3. Professor Macey observes that “the type of enforcement action or private suit” discussed in the paper is without precedent. Yes it is. But the fact that a litigation theory is without adjudicated precedent makes it novel, not incorrect.

4. Professor Macey claims that my reply “conspicuously fails to explain why not a single company raised a claim of material omission.” I did not address this point because I thought the response clear from the paper’s text. Simply put, if the challenge is to explain why companies don’t seek no-action relief when a proposal violates Rule 14a-9, I refer the reader to point 2 above, and to Section V.F of the article’s text. But if the question is why no company has to date initiated litigation challenging the Proposal, there are at least two replies. First, companies often consider many variables, in addition to the probability of prevailing, when deciding whether to initiate litigation. Companies could determine that litigation of the sort described in the article is not in their best interests for many reasons that are unrelated to the validity of the claims that could be asserted. Companies might also be concerned about the adequacy of the remedy that courts might grant. See Section V.F of the paper. Second, counsel simply might not have considered the theories discussed in our article, and upon further reflection might decide to test these propositions in a court of law. That said, I agree that litigation is not the best way forward. Improved SEC procedures and attentive compliance by proponents are the first best remedy, but the possibility of litigation based on prior conduct cannot be eliminated. A violation is a violation.

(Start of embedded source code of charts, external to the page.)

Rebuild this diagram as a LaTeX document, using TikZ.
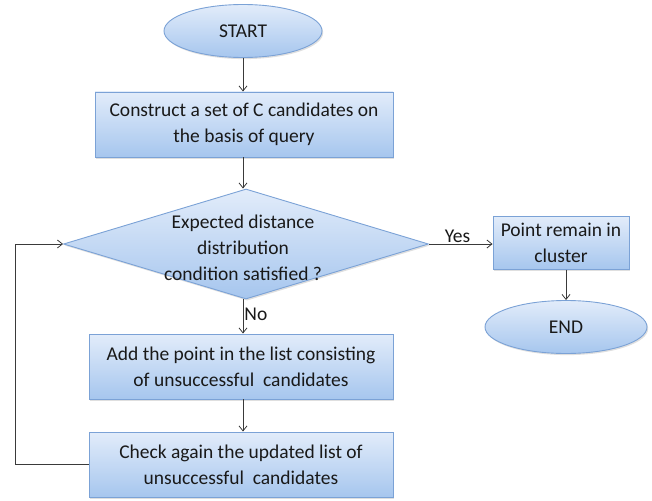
\documentclass[tikz,border=0pt]{standalone}
\usepackage{fontspec}
\setmainfont{Carlito}
\usetikzlibrary{shapes.geometric,arrows.meta,shadows}
\definecolor{boxtop}{HTML}{E2ECFA}
\definecolor{boxbot}{HTML}{A6C6EE}
\definecolor{boxline}{HTML}{7BA2D6}
\definecolor{wire}{HTML}{3A3A3A}
\tikzset{
  flow/.style={shading=axis, top color=boxtop, bottom color=boxbot,
    draw=boxline, line width=0.9pt, align=center, inner sep=0pt,
    font=\fontsize{19.5}{26}\selectfont, text=black!90,
    drop shadow={shadow xshift=1.2pt, shadow yshift=-1.6pt, opacity=0.25}},
  procbox/.style={flow, rectangle, minimum width=298pt, minimum height=65pt},
  smallbox/.style={flow, rectangle, minimum width=136pt, minimum height=53pt},
  term/.style={flow, ellipse, minimum width=158pt, minimum height=53pt},
  decision/.style={flow, diamond, aspect=3.3, minimum width=365pt, minimum height=110pt, inner sep=0pt},
  link/.style={draw=wire, line width=0.8pt, -{Straight Barb[length=5pt,width=8pt]}},
  lbl/.style={font=\fontsize{19.5}{22}\selectfont, text=black!90, inner sep=1pt}
}
\begin{document}
\begin{tikzpicture}[x=1pt,y=-1pt]
  \useasboundingbox (0,0) rectangle (652,500);
  \node[term] (start) at (243,31) {START};
  \node[procbox] (build) at (244,124.5) {Construct a set of C candidates on\\the basis of query};
  \node[decision] (test) at (246,244) {};
  \node[align=center, font=\fontsize{19.5}{26}\selectfont, text=black!90] (testtxt) at (243,248) {Expected distance\\distribution\\condition satisfied ?};
  \node[smallbox] (keep) at (561,243) {Point remain in\\cluster};
  \node[term, minimum width=162pt] (finish) at (566,327) {END};
  \node[procbox, minimum width=304pt] (add) at (241,366.5) {Add the point in the list consisting\\of unsuccessful\ \ candidates};
  \node[procbox, minimum width=304pt] (check) at (241,464.5) {Check again the updated list of\\unsuccessful\ \ candidates};
  \coordinate (corner1) at (15,464.5);
  \coordinate (corner2) at (15,244);
  \coordinate (spine) at (243,0);

  \draw[link] (spine |- start.south) -- (spine |- build.north);
  \draw[link] (spine |- build.south) -- (spine |- test.north);
  \draw[link] (spine |- test.south) -- node[lbl, anchor=west, pos=0.45] {No} (spine |- add.north);
  \draw[link] (spine |- add.south) -- (spine |- check.north);
  \draw[link] (test.east) -- node[lbl, anchor=south, pos=0.45] {Yes} (keep.west |- test.east);
  \draw[link] (keep.south -| finish.north) -- (finish.north);
  \draw[link] (check.west) -- (corner1) -- (corner2) -- (test.west);
\end{tikzpicture}
\end{document}
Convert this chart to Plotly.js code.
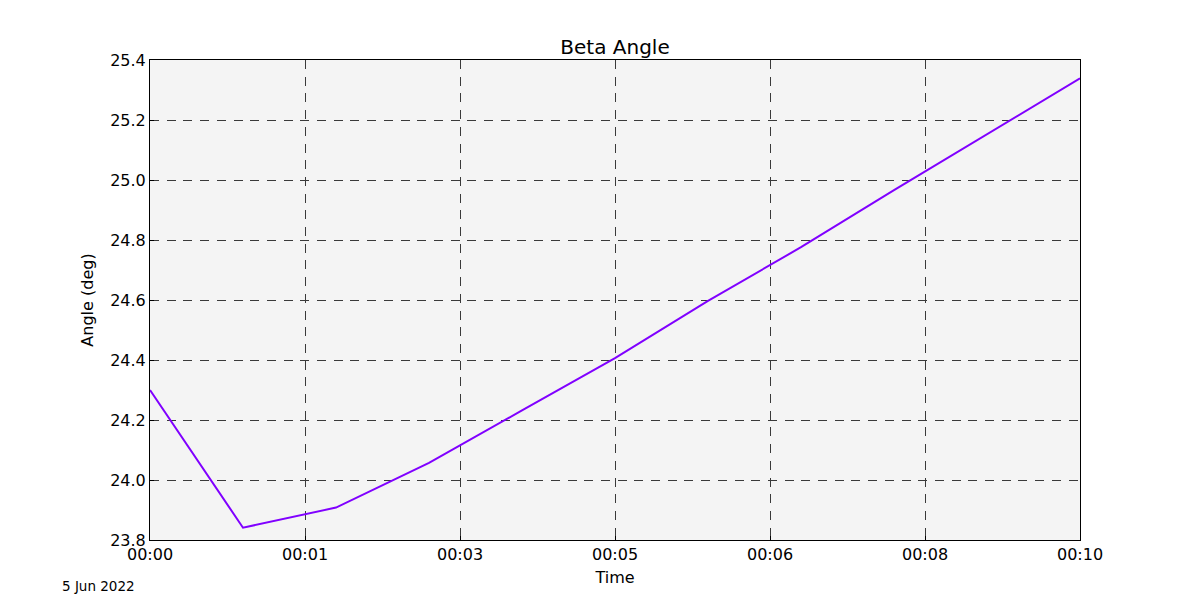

5. Professor Macey suggests that I treat the Harvard Proposal and the Netflix response inconsistently. Here we can agree to disagree as I see nothing at all inconsistent in my approach. The Harvard SRP must submit a Proposal that is neither false nor misleading on a stand-alone basis, and it fails to do so for the four reasons described in Point 1 above. The company can’t be held liable for any of these flaws and has no duty to correct the errors in the Harvard Proposal. Netflix cites two studies (arguably the two most persuasive studies) in opposition to the Harvard Proposal, and cites no additional research supporting the Harvard Proposal. But the company has no obligation to correct or to supplement a proponent’s supporting statement. The lack of any such obligation is particularly clear in the instance of Netflix’s response because the omitted studies at issue in Professor Macey’s analysis are easily described as immaterial given the studies already cited in the Harvard Proposal. Professor Macey’s suggestion of inconsistency is thus contrary to the law: it would make the company responsible for flaws in the proponent’s proposal and impose on the company a duty to correct and enhance the proponent’s own proposal.

6. Professor Macey challenges my suggestion that he and I share the same view with regard to the “undisputed” current state of the empirical evidence. I cannot, of course, claim that Professor Macey and I agree when he states that we disagree. Thus, I will defer entirely to Professor Macey’s characterization of areas where he perceives agreement and dispute.